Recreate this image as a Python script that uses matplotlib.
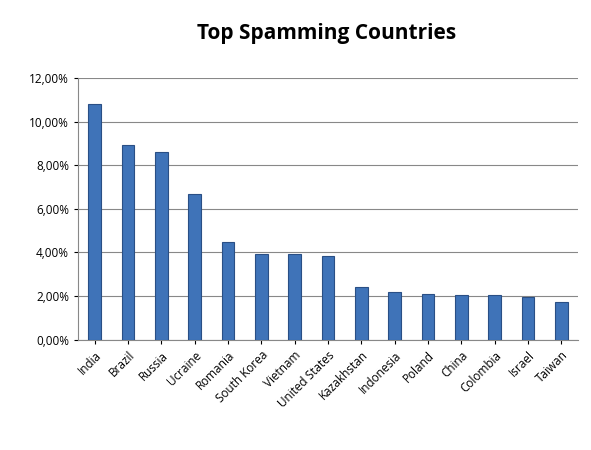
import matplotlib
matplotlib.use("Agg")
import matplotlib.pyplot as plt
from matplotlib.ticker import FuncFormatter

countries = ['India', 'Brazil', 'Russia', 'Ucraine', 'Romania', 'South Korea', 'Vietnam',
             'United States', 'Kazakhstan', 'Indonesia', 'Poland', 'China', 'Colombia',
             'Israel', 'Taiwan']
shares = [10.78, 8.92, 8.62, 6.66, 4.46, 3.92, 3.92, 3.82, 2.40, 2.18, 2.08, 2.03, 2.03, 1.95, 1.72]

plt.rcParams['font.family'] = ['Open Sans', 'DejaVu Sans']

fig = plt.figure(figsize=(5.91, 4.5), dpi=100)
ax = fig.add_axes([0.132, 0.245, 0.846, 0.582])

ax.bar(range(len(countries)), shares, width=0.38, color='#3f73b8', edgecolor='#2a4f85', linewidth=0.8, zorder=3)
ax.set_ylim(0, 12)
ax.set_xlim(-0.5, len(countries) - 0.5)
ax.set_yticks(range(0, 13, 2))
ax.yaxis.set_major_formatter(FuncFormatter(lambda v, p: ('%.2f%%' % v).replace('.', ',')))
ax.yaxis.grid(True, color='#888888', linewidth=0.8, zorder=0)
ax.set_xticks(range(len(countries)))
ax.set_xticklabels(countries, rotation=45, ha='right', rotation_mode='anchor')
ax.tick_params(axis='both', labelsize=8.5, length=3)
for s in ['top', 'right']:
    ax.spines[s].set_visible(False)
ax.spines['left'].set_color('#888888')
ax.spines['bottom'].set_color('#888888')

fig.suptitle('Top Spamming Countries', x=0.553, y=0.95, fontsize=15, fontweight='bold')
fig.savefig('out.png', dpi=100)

▸ WHAT YOU ARE ASKED TO DO
Your task is to repeat the material above exactly, without its pictures.

▸ THE RESULT
Recreate this image as a Python script that uses matplotlib.
import matplotlib
matplotlib.use("Agg")
import matplotlib.pyplot as plt
from matplotlib.ticker import FuncFormatter

countries = ['India', 'Brazil', 'Russia', 'Ucraine', 'Romania', 'South Korea', 'Vietnam',
             'United States', 'Kazakhstan', 'Indonesia', 'Poland', 'China', 'Colombia',
             'Israel', 'Taiwan']
shares = [10.78, 8.92, 8.62, 6.66, 4.46, 3.92, 3.92, 3.82, 2.40, 2.18, 2.08, 2.03, 2.03, 1.95, 1.72]

plt.rcParams['font.family'] = ['Open Sans', 'DejaVu Sans']

fig = plt.figure(figsize=(5.91, 4.5), dpi=100)
ax = fig.add_axes([0.132, 0.245, 0.846, 0.582])

ax.bar(range(len(countries)), shares, width=0.38, color='#3f73b8', edgecolor='#2a4f85', linewidth=0.8, zorder=3)
ax.set_ylim(0, 12)
ax.set_xlim(-0.5, len(countries) - 0.5)
ax.set_yticks(range(0, 13, 2))
ax.yaxis.set_major_formatter(FuncFormatter(lambda v, p: ('%.2f%%' % v).replace('.', ',')))
ax.yaxis.grid(True, color='#888888', linewidth=0.8, zorder=0)
ax.set_xticks(range(len(countries)))
ax.set_xticklabels(countries, rotation=45, ha='right', rotation_mode='anchor')
ax.tick_params(axis='both', labelsize=8.5, length=3)
for s in ['top', 'right']:
    ax.spines[s].set_visible(False)
ax.spines['left'].set_color('#888888')
ax.spines['bottom'].set_color('#888888')

fig.suptitle('Top Spamming Countries', x=0.553, y=0.95, fontsize=15, fontweight='bold')
fig.savefig('out.png', dpi=100)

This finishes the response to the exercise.